Audi is clear in outlining that the Q7 has been designed for the Asian market. The car was launched at the Shanghai International Auto Show and the German carmaker has used the Chinese standard for measuring electric-only range. Thanks to its fluid-cooled 17.3 kW/h battery, which is made up of 168 cells, Audi is claiming an electric range of 53 km (32.9 mi) – more than the BMW X5 xDrive40e, Volvo XC90 or Mercedes GLE SUV offerings can manage. When combined with the internal combustion engine, the Q7’s claimed range is an impressive 1,020 km (633.8 mi).

The ICE is a 2.0-liter, four-cylinder turbocharged unit that produces 185 kW (252 hp) and 370 Nm (273 ft.lb) of torque, while the disk-shaped electric motor adds 94 kW (126 hp) and a whopping 350 Nm (258 lb.ft) of torque, taking total outputs to 270 kW (367 hp) and 700 Nm (516 ft.lb). Audi isn’t just using its hybrid technology for better economy with the e-tron’s performance also getting a boost from the electric motor, bringing the 0-100 km/h (62 mph) sprint time down to 5.9 seconds, on its way to a top speed of 220 km/h (137 mph).

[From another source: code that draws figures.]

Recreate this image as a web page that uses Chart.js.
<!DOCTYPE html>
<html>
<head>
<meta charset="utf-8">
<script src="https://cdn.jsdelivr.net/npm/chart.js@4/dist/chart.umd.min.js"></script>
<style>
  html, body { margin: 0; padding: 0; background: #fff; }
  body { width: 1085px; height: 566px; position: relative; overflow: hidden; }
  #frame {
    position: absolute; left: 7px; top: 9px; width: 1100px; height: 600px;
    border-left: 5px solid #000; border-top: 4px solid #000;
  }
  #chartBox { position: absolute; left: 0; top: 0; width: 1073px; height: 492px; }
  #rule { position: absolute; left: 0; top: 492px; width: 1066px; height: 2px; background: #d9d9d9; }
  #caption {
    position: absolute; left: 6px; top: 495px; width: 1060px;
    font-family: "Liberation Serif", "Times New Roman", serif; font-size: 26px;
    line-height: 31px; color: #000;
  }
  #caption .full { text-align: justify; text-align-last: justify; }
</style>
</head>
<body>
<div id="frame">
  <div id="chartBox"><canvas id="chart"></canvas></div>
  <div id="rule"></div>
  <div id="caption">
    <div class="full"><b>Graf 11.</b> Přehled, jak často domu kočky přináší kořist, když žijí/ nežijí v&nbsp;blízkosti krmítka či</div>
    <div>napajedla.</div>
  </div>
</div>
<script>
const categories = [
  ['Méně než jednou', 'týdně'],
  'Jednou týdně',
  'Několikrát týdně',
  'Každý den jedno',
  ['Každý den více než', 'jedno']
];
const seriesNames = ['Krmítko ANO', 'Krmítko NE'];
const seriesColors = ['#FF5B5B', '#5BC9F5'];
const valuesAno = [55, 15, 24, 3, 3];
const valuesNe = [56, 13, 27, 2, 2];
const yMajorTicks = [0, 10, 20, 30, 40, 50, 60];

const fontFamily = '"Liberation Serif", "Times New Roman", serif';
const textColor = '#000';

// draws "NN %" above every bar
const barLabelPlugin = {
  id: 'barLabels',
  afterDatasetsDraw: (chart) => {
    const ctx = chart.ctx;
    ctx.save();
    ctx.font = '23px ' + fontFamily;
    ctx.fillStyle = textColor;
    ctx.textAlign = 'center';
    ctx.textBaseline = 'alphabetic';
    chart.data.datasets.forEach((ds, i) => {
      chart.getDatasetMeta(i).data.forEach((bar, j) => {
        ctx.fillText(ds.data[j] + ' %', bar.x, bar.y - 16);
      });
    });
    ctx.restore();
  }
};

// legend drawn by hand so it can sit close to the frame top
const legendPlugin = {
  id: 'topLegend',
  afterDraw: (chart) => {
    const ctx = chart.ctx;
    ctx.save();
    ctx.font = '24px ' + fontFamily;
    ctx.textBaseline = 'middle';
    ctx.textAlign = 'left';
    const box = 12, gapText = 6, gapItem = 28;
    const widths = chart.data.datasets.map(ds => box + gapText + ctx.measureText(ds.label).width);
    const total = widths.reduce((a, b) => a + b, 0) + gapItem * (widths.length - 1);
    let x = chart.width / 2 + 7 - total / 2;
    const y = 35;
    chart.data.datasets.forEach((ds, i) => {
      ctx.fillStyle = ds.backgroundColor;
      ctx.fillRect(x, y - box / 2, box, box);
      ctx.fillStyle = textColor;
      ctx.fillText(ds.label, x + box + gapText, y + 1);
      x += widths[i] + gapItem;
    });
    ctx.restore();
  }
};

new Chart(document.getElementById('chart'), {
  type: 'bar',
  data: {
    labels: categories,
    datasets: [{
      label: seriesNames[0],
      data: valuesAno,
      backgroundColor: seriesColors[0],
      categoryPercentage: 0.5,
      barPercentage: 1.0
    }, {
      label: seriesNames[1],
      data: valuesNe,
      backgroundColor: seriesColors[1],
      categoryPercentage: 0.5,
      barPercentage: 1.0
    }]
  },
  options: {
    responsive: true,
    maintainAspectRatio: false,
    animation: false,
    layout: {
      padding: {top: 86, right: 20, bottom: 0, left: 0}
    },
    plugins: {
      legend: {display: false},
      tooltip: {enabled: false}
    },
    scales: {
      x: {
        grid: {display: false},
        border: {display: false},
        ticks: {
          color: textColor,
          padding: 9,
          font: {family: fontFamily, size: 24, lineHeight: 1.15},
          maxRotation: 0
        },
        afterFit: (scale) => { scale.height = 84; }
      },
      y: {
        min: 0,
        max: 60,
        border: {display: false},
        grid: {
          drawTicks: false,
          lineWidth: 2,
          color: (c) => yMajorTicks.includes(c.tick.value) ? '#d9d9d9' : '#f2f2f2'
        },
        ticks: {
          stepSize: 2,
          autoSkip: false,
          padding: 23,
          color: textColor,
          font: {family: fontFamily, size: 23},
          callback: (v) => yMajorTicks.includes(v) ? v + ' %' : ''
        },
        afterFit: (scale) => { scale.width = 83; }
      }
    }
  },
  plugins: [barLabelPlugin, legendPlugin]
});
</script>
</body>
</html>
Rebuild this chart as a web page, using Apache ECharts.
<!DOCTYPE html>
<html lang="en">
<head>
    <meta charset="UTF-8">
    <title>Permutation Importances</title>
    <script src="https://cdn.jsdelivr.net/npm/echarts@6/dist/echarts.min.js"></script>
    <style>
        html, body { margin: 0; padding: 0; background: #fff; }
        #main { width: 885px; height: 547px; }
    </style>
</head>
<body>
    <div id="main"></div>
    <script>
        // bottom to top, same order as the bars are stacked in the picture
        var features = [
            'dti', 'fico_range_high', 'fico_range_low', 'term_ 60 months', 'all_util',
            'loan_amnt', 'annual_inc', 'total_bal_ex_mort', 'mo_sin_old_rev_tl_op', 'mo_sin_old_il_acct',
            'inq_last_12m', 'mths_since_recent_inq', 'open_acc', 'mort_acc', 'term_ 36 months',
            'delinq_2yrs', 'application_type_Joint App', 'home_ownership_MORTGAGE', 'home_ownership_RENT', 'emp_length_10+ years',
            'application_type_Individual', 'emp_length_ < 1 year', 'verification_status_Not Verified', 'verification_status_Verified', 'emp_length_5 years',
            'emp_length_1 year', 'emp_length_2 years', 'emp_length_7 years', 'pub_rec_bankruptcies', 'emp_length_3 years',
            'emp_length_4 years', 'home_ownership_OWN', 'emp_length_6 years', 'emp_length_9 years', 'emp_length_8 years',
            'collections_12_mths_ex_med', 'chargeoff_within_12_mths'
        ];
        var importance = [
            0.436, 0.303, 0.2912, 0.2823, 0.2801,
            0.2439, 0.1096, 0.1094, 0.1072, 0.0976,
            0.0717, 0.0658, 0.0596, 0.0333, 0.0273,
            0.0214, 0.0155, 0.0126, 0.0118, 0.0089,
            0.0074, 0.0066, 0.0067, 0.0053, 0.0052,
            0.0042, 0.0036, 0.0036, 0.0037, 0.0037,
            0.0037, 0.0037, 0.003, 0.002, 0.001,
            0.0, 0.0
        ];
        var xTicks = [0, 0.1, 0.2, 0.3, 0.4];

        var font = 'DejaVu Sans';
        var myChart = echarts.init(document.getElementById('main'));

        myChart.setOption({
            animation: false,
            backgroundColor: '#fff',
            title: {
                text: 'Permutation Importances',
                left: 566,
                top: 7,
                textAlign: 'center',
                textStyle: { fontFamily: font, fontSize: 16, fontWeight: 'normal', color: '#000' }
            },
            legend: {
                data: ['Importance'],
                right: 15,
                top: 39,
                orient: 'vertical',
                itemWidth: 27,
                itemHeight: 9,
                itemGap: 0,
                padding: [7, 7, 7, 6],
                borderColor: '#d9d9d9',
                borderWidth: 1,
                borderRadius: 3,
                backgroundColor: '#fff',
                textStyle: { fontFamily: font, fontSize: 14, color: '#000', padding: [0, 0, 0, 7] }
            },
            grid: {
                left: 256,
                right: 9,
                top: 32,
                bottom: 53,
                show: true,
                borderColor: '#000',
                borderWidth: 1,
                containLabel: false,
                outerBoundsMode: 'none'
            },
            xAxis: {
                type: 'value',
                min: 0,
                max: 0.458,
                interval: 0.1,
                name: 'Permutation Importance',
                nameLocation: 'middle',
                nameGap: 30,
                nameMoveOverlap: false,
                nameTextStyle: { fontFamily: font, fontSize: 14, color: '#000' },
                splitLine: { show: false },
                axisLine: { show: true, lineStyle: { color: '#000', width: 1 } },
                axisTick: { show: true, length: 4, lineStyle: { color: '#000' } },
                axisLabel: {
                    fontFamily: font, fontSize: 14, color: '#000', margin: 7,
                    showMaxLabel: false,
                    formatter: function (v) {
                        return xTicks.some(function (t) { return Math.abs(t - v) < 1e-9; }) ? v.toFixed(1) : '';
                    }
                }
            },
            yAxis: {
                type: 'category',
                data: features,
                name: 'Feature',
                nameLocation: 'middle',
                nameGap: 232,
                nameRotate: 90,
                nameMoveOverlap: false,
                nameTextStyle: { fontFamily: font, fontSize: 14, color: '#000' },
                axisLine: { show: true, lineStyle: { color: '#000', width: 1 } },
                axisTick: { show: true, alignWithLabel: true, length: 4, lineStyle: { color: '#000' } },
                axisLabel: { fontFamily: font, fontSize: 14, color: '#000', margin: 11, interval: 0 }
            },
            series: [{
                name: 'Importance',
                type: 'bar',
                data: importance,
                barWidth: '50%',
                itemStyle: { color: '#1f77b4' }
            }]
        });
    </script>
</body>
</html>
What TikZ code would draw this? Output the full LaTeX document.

Claimed fuel consumption is equally as impressive as the performance figures, with Audi claiming 2.5 L/100km (94.1 mpg) and carbon emissions under 60 g/km. As well as using the hybrid system, Audi has worked on cutting down on weight. The five-link suspension system on the new Q7’s front and rear axles is 60 kg (132 lb) lighter than the axles on the outgoing model, aiding efficiency and handling thanks to a lower center of gravity. A specially designed heat pump also aids efficiency by using residual heat from the electric drive components to heat the interior and increase range.

As with its competitors, the Q7’s hybrid powertrain can be put into a number of different modes. The car usually starts in electric mode, with the engine only cutting in after the owner pushes the accelerator past a certain point in its travel. EV mode, as you’d expect, focuses on using only the car’s electric motor, while hybrid mode automatically decides whether the power comes from the car’s gasoline engine or electric motor. If owners want to save their battery power they can choose battery hold mode, while battery charge mode replenishes the battery while you drive.

Further contributing to the Q7’s economy is the gearbox calibration. When in hybrid mode, the Q7’s 8-speed automatic gearbox kicks into coasting mode, turning the engine and electric motor off until the driver gets back onto the accelerator, at which point Audi claims the engine will quickly and quietly start back up. Charging is tackled by a new two-phase system that can handle up to 7.2 kW of power. In ideal conditions using a high-powered industrial outlet and cable, the battery can be charged in 2.5 hours, but expect it to take much longer from a normal wall socket.

Setting the hybrid Q7 apart from its gasoline and diesel siblings is a special design for the car’s singleframe grille, distinctive 19-inch wheels and a new rear diffuser.

The Q7 will be available to Asian markets at the start of 2016, with no word from Audi about if or when it will make it available in other markets.